Karari: Shortly after reciting `Bismillah al-Rahman al-Rahim` from the Holy Quran, hundreds of students at a madrassa here fall in line for their first lesson of the day - yoga taught by a Hindu teacher.
Imdadul-Jamia-Uloom Madrassa in Karari town in Uttar Pradesh`s Kaushambi district has introduced yoga lessons for its 600-odd students.
"The main objective behind starting the yoga class is to make our students mentally and physically fit," Mohammad Imran, principal of the Islamic seminary, told IANS. Karari is some 250 km from Lucknow.
"Besides enabling the students to counter their physical and mental problems through yoga, our institution, we feel, is also giving a message of communal harmony," he said.
"Yoga is primarily considered an integral part of Hindu philosophy, but I personally believe there`s nothing wrong if you follow a practice from any other religion if it`s aimed at serving society and betterment of human beings," he added.
The madrassa, which came into existence in mid-1960s, started yoga sessions Dec 19.
"You can ask why we started so late...but you will agree that any decision that is related to religious matters takes time...to take such an initiative is not an easy task," he said.
"I don`t want to delve into the past during which we had to face stiff opposition from members of different communities for our decision to introduce yoga. At last, we managed to solicit support from people and the rest is before you," said Imran, alluding to the view expressed by many Muslim religious leaders in India and outside that yoga was unIslamic.
"Normally, yoga sessions are started with the recitation of `Om`, but as all the students in our seminary are Muslims it was decided that the students would say `Bismillah al-Rahman al-Rahim` before starting yoga sessions," he added.
Starting 6 a.m., a two-hour yoga session is organised in two slots daily at the seminary.
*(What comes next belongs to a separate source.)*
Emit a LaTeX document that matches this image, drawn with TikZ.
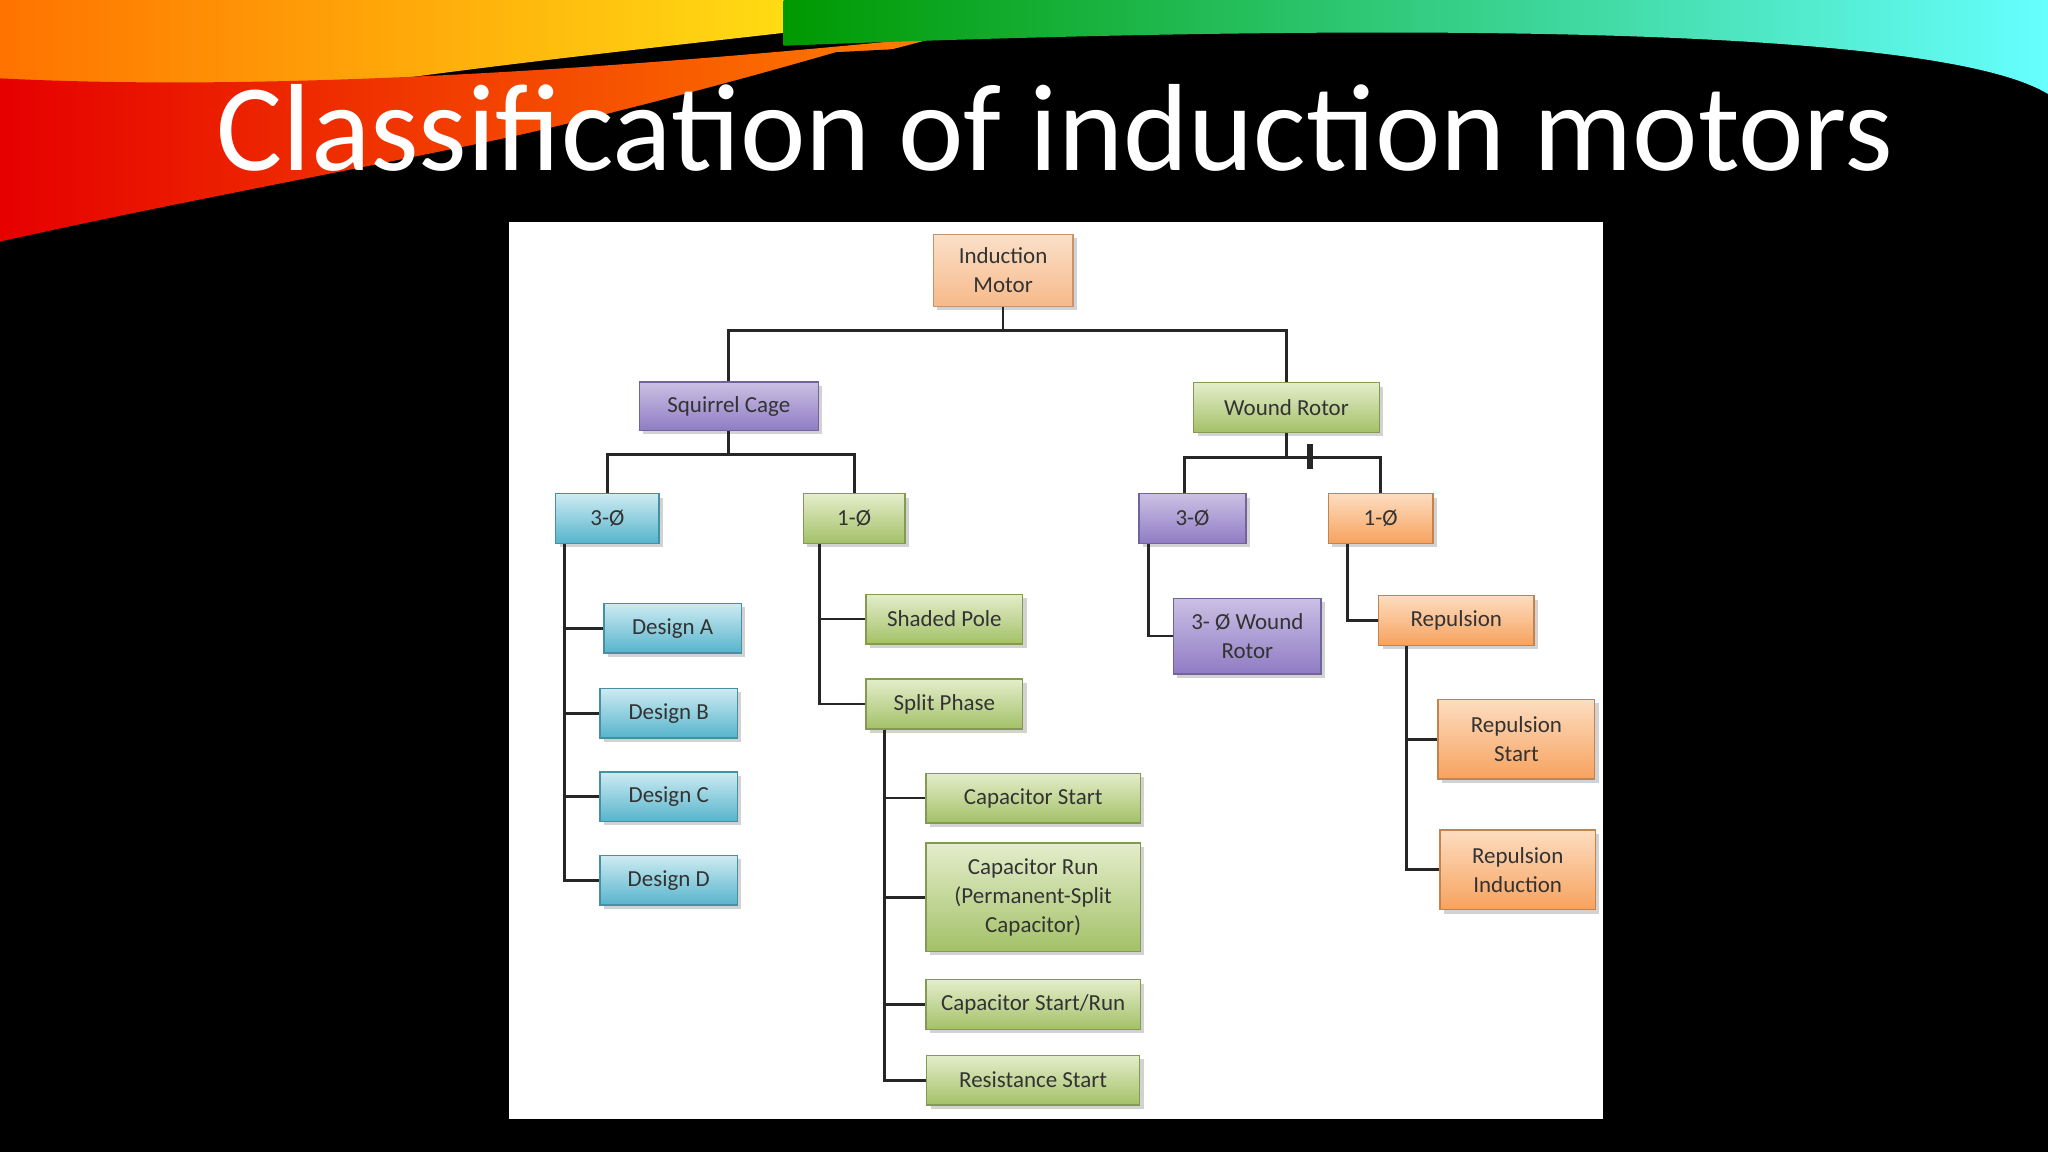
\documentclass[tikz,border=0pt]{standalone}
\usepackage{fontspec}
\setmainfont{Carlito}
\usetikzlibrary{shadows,calc}
\definecolor{pkT}{HTML}{FBE0C8}\definecolor{pkB}{HTML}{F6B98A}
\definecolor{puT}{HTML}{CBC0E4}\definecolor{puB}{HTML}{8F7CC4}
\definecolor{grT}{HTML}{E4EDCB}\definecolor{grB}{HTML}{A3C167}
\definecolor{cyT}{HTML}{CDEBF2}\definecolor{cyB}{HTML}{56B4CC}
\definecolor{orT}{HTML}{FDDDC0}\definecolor{orB}{HTML}{F7A25E}
\tikzset{
 box/.style={draw=#1B!80!black, line width=0.3pt, top color=#1T, bottom color=#1B,
   font=\fontsize{5}{6.3}\selectfont, text=black!80, align=center, inner sep=0pt,
   drop shadow={shadow xshift=0.03cm, shadow yshift=-0.03cm, opacity=0.35}},
 wire/.style={line width=0.6pt, black!85}
}
\newcommand{\bx}[7]{\node[box=#1, minimum width=#4*0.01cm, minimum height=#5*0.01cm] (#2) at (#6,#7) {#3};}
\begin{document}
\begin{tikzpicture}[x=0.01cm,y=-0.01cm]
\fill[black] (0,0) rectangle (1568,882);
\useasboundingbox (0,0) rectangle (1568,882);
% swooshes
\shade[left color=orange!90!red, right color=yellow!90!white] (0,0) -- (800,0) .. controls (600,30) and (300,50) .. (0,110) -- cycle;
\shade[left color=red!90!black, right color=orange] (0,60) .. controls (200,70) and (450,55) .. (720,28) .. controls (450,100) and (200,140) .. (0,185) -- cycle;
\shade[left color=green!60!black, right color=cyan!60!white] (600,0) -- (1568,0) -- (1568,72) .. controls (1500,30) and (1200,12) .. (600,35) -- cycle;
\fill[black] (640,40) .. controls (1100,15) and (1450,30) .. (1530,68) -- (1568,72) -- (1568,882) -- (0,882) -- (0,185) .. controls (250,140) and (450,95) .. (640,40) -- cycle;
\node[text=white, font=\fontsize{27}{30}\selectfont] (title) at (808,98) {Classification of induction motors};
% panel
\fill[white] (390,170) rectangle (1227,857);
% boxes
\bx{pk}{im}{Induction\\Motor}{107}{55}{768}{207}
\bx{pu}{sc}{Squirrel Cage}{137}{37}{558}{311}
\bx{gr}{wr}{Wound Rotor}{142}{38}{985}{312}
\bx{cy}{la}{3-Ø}{79}{38}{465}{397}
\bx{gr}{lb}{1-Ø}{78}{38}{654}{397}
\bx{pu}{ra}{3-Ø}{82}{38}{913}{397}
\bx{or}{rb}{1-Ø}{80}{38}{1057}{397}
\bx{cy}{da}{Design A}{105}{38}{515}{481}
\bx{cy}{db}{Design B}{105}{38}{512}{546}
\bx{cy}{dc}{Design C}{105}{38}{512}{610}
\bx{cy}{dd}{Design D}{105}{38}{512}{674}
\bx{gr}{sp}{Shaded Pole}{120}{38}{723}{474}
\bx{gr}{ph}{Split Phase}{120}{38}{723}{539}
\bx{pu}{wr3}{3- Ø Wound\\Rotor}{113}{58}{955}{487}
\bx{or}{rp}{Repulsion}{119}{38}{1115}{475}
\bx{or}{rs}{Repulsion\\Start}{120}{61}{1161}{566}
\bx{or}{ri}{Repulsion\\Induction}{119}{61}{1162}{666}
\bx{gr}{c1}{Capacitor Start}{164}{38}{791}{611}
\bx{gr}{c2}{Capacitor Run\\(Permanent-Split\\Capacitor)}{164}{83}{791}{687}
\bx{gr}{c3}{Capacitor Start/Run}{164}{38}{791}{769}
\bx{gr}{c4}{Resistance Start}{163}{38}{791}{827}
% connectors
\coordinate (j1) at (757,253);
\coordinate (j2) at (555,348);
\coordinate (j3) at (985,350);
\draw[wire] (im.south) -- (im.south |- j1);
\draw[wire] (sc.north) -- (sc.north |- j1) -- (wr.north |- j1) -- (wr.north);
\draw[wire] (sc.south) -- (sc.south |- j2);
\draw[wire] (la.north) -- (la.north |- j2) -- (lb.north |- j2) -- (lb.north);
\draw[wire] (wr.south) -- (wr.south |- j3);
\draw[wire] ([xshift=-0.06cm]ra.north) -- ([xshift=-0.06cm]ra.north |- j3) -- (rb.north |- j3) -- (rb.north);
\draw[wire, line width=1.2pt] (1003,340) -- (1003,359);
\foreach \t in {da,db,dc} \draw[wire] ([xshift=0.07cm]la.south west) |- (\t.west);
\draw[wire] ([xshift=0.07cm]la.south west) |- (dd.west);
\draw[wire] ([xshift=0.13cm]lb.south west) |- (sp.west);
\draw[wire] ([xshift=0.13cm]lb.south west) |- (ph.west);
\foreach \t in {c1,c2,c3,c4} \draw[wire] ([xshift=0.15cm]ph.south west) |- (\t.west);
\draw[wire] ([xshift=0.08cm]ra.south west) |- (wr3.west);
\draw[wire] ([xshift=0.15cm]rb.south west) |- (rp.west);
\draw[wire] ([xshift=0.22cm]rp.south west) |- (rs.west);
\draw[wire] ([xshift=0.22cm]rp.south west) |- (ri.west);
\end{tikzpicture}
\end{document}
"We have not made it compulsory for students to attend yoga classes but we are getting a massive response from them. A majority of students are from classes equivalent to Class 8 to graduation," said yoga teacher Kuldeep Khare.
"Most of the yoga techniques being imparted to students are aimed at improving their concentration level and de-stress them so they can perform efficiently in whatever task they take up in daily lives," Khare told IANS.
Girls also attend the yoga class. "At present, only girls from junior classes are allowed to attend the yoga class," said Imran.
Locals have hailed the initiative taken by the seminary. "It`s good to see an Islamic seminary start yoga sessions like other schools. I believe the move adopted by the seminary will be followed by other Islamic schools in the state," said Chandrakesh Sahu, a retired teacher and resident of the Kokhraj area.
Airing similar views, Prajapalan, owner of a cloth shop in Manjhanpur, said, "In a way, the madrassa is propagating a message of communal harmony by making students learn yoga from a Hindu teacher."